We use the Pythagorean theorem, which says $a^2 + b^2 = c^2$ (where 'c' is the hypotenuse, or our magnitude).
* Magnitude = $\sqrt{(-2)^2 + (2\sqrt{3})^2}$
* Magnitude = $\sqrt{4 + (4 \times 3)}$ (because $(2\sqrt{3})^2 = 2^2 \times (\sqrt{3})^2 = 4 \times 3 = 12$)
* Magnitude = $\sqrt{4 + 12}$
* Magnitude = $\sqrt{16}$
* Magnitude = 4
So, the arrow is 4 units long!

**2. Finding the Smallest Positive Direction Angle:**
This is about finding the angle our arrow makes with the positive x-axis, going counter-clockwise.

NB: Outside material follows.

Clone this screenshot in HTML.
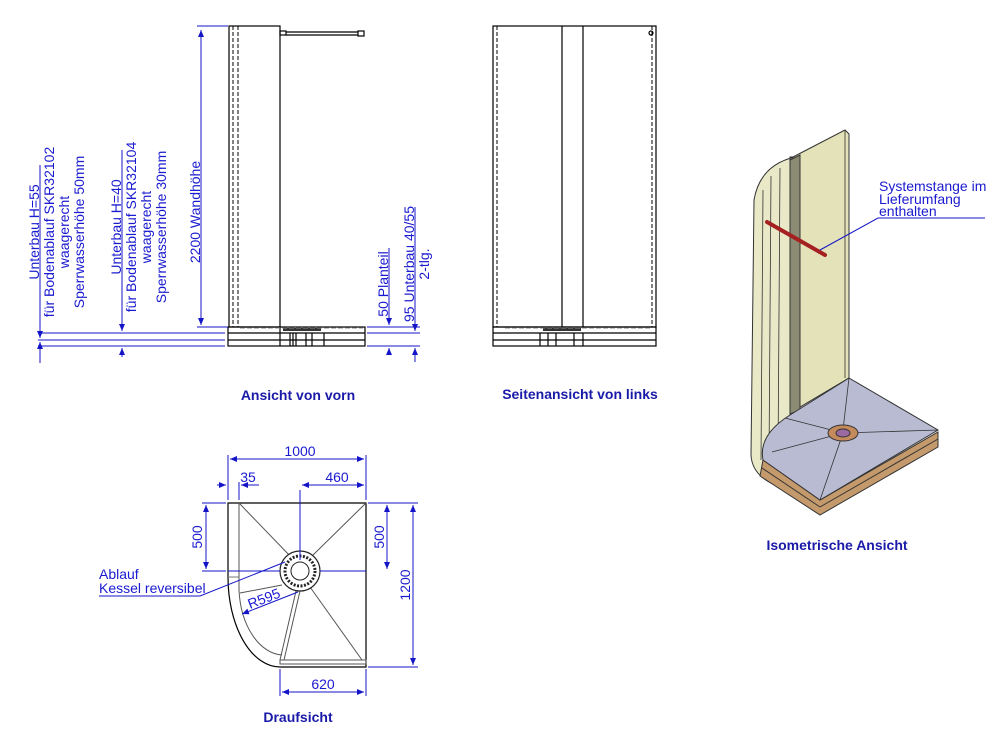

* We know our vector points to $(-2, 2\sqrt{3})$. This is in Quadrant II (left and up).
* We can use trigonometry. The tangent of the angle is the 'y' part divided by the 'x' part.
* $\tan(\text{angle}) = (2\sqrt{3}) / (-2) = -\sqrt{3}$
* Now, we need to find an angle whose tangent is $-\sqrt{3}$. If we ignore the minus sign for a moment, we know that the tangent of 60 degrees is $\sqrt{3}$. This is called our "reference angle".
* Since our vector is in Quadrant II (where x is negative and y is positive), the actual angle is 180 degrees minus our reference angle.
* Angle = 180 degrees - 60 degrees
* Angle = 120 degrees
So, the arrow points at an angle of 120 degrees from the positive x-axis!